It is no secret that one of the best ways to teach children about being reliable is to have them raise a pet. With pet ownership it is necessary that the caretaker be responsible and trustworthy, since the pet relies upon the owner.
Reptiles and amphibians are a wonderful, and oft times overlooked, option for a child’s pet. A turtle makes a great first pet for your home or apartment.
– There are over two hundred different species of turtles.
– They are small and take up little space, as long as you don’t get one of the seven foot long, one thousand pound varieties.
– Their food habits include fresh greens and plants, small creatures, and insects.
– Even turtles which are small can have a long life, up to fifty years.
Here are some good informative tips for helping your child develop the maturity necessary as he cares for his pet turtle.
– Draw out a schedule of duties.
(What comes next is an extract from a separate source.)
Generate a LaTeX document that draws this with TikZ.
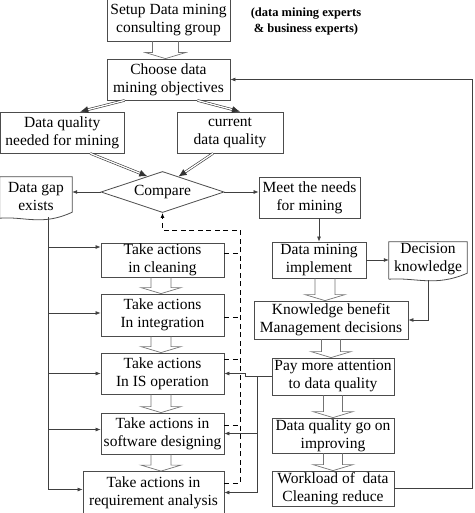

This visual tool will help remind the child that he has a pet chore to do. When he is finished with the feeding or other responsibility, he can place a star in the proper spot to indicate he did the job.
– Start out with a modest subsidy (financial or other treat) to reward your child for following through with his turtle.
– Praise. Positive reinforcement goes a long with with both animals and kids. Verbally reinforcing your child’s new care taking behavior will help the behavior continue.
– Learning about turtles. The library is a great place to explore for information about turtles, which will help your child appreciate his pet. With sufficient knowledge under his belt, there will be no anxious worry on his part because of the creatures habits or behavior.
As your child develops an interest in his turtle, he may wish to add another one. Since turtles are quiet and not disruptive, this is not an issue apart from the expense of acquiring and feeding the turtle.
Once your child is firmly on board with his interest in turtles, and as he grows older, you can encourage him to participate in organizations which help turtles around the world. These include the World Wildlife Fund of the United States and the World Wildlife fund of Canada, the Canadian Amphibian and Reptile Conservation Network, and the New York Turtle and Tortoise Society.
The beneficial lessons learned by taking care of a pet spill over into life. Once one has nurtured a small creature, they develop the compassion for others which is necessary to raise children or maintain healthy relationships with others.